By this. I mean, are there blue/red/yellow skulls that if you don't put in the right place, the floor becomes electrified ala RE series? Or some weird as hell riddle that involves hunting for tokens of a lady and old man and some dude, and putting them in what you believe are the right spots so you can move a desk to the side ala Silent hill 2?
I do have problems with both of those and I hope you can understand where I am coming from here. I understand that you guys have been designing this for a while by the well made look of the game.
But think about how a real person would react to the same situation. A real person would not solve a puzzle in a zombie infested place just to open a bookshelf! In real life we would have broken down the book case and went right through! Or solving a riddle to get past a certain point, most people would instead break through a wall to get to somewhere than waste time going around a haunted place where monsters are everywhere! It doesn't seem logical at all.
Or in a famous case, Amnesia, why can't you fight back at least a little. There are some statues with swords/axes on them. Most people would've ripped that thing right off and would've carried even a prop weapon if it can make you feel somewhat safe from nightmare fuel that game makes you go through! Even if you do have weapons, it does make sense if the main character doesn't know how to use them. But that still does not excuse tank controls.
In my opinions, most horror games are destroyed by two things, it is not the jump scares or jumping the shark moments either. It has to be the controls and the story the game has.
One thing I hate to see in indie games is the focus being completely gameplay based with no actual effort in the story at all. I buy most of my games because they have a story to them! I know many gamers do! While the gameplay control is another part which a lot of old school horror games should have learned before they are made, You can still make a scary game even if it has good controls!
Lets look at Alan Wake, great controls and they make sense! One thing I did like was how he did get tired from running all the time and I think that is one thing horror games should do! Like, put a fat balding man with bad eyesight as the main character of the game and just have him be severely outmatched by what he faces! In speed, strength, stamina, and eyesight! Those can be hampered to create a sense of dread within you by making the main character much weaker compared to everything he sees! Not the controls, that is just a really cheap attempt at creating scares IMO. Do real people move like the characters in the resident evil games? Or do the move more like Alan Wake?
Damn... was not meaning to write that much about these subjects. But I hope you can see why many gamers don't actually like a lot of survival horror games out there.

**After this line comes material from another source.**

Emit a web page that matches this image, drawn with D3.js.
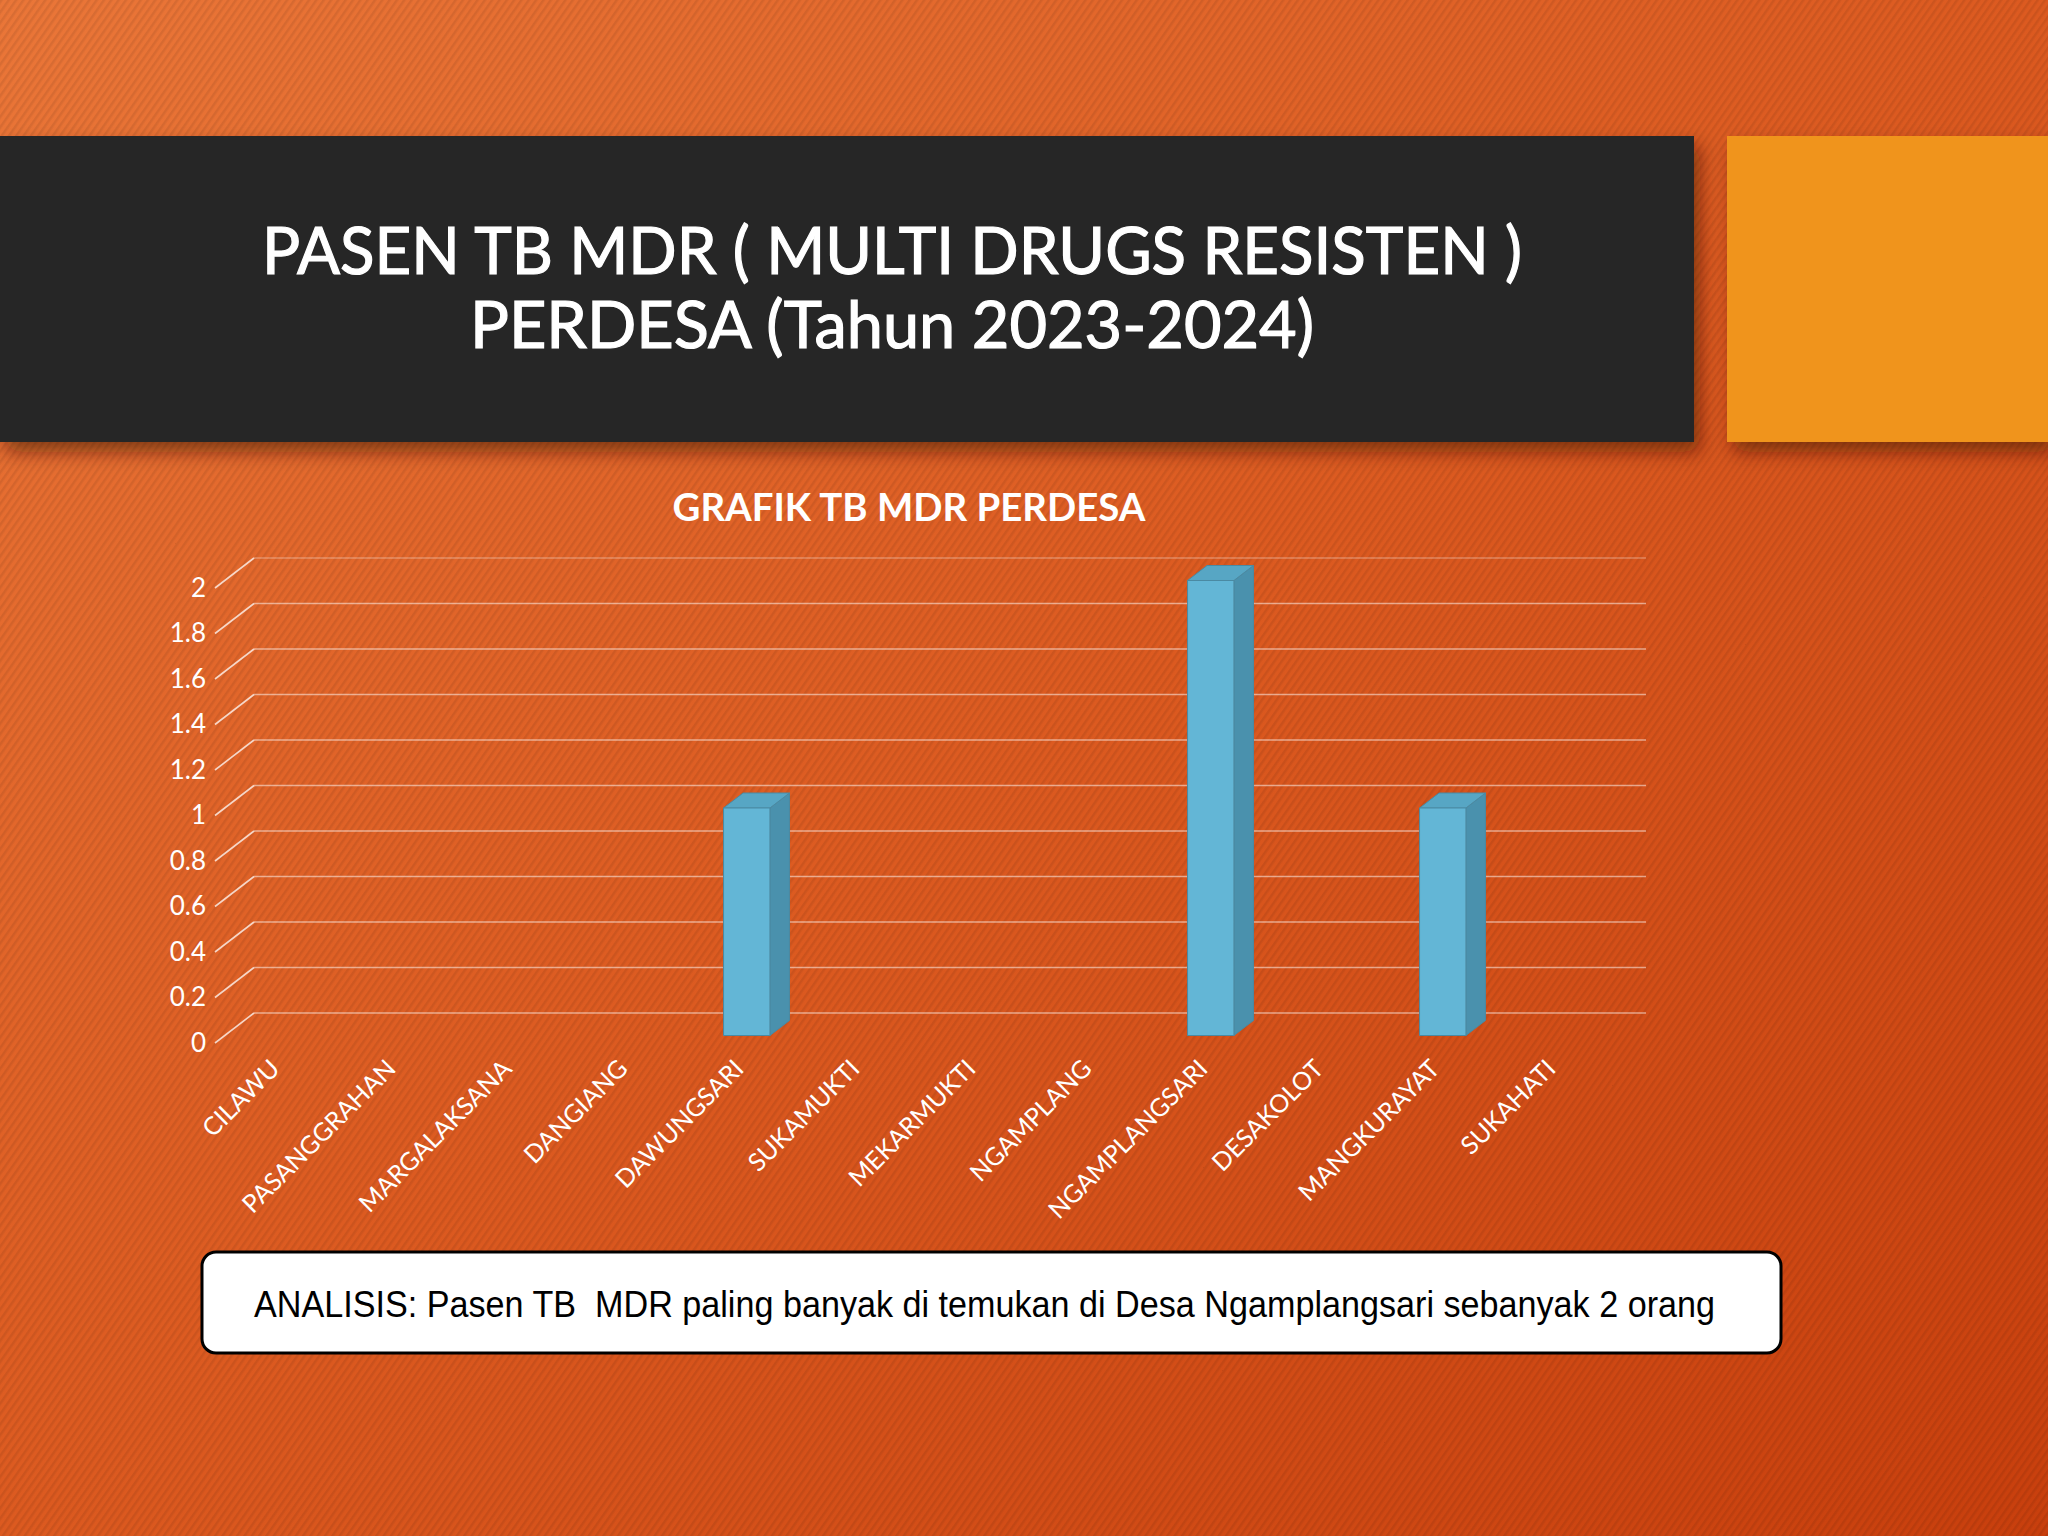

Most of it is based on things no sane human being would do. However there are some which are based on human sanity that make total sense. Looking back on it, Stephen Kings The Mist movie was excellent and showed that many people had sanity and didn't really try to be stupid like most B-class movies/games. It was still a very frightening movie because of what the characters were dealing with was beyond their very scope of reason!
That is true horror right there! Not of this silent hill/resident evil stuff that only creates fear by force instead of polish. All of this is IMO of course. Take what you will from it.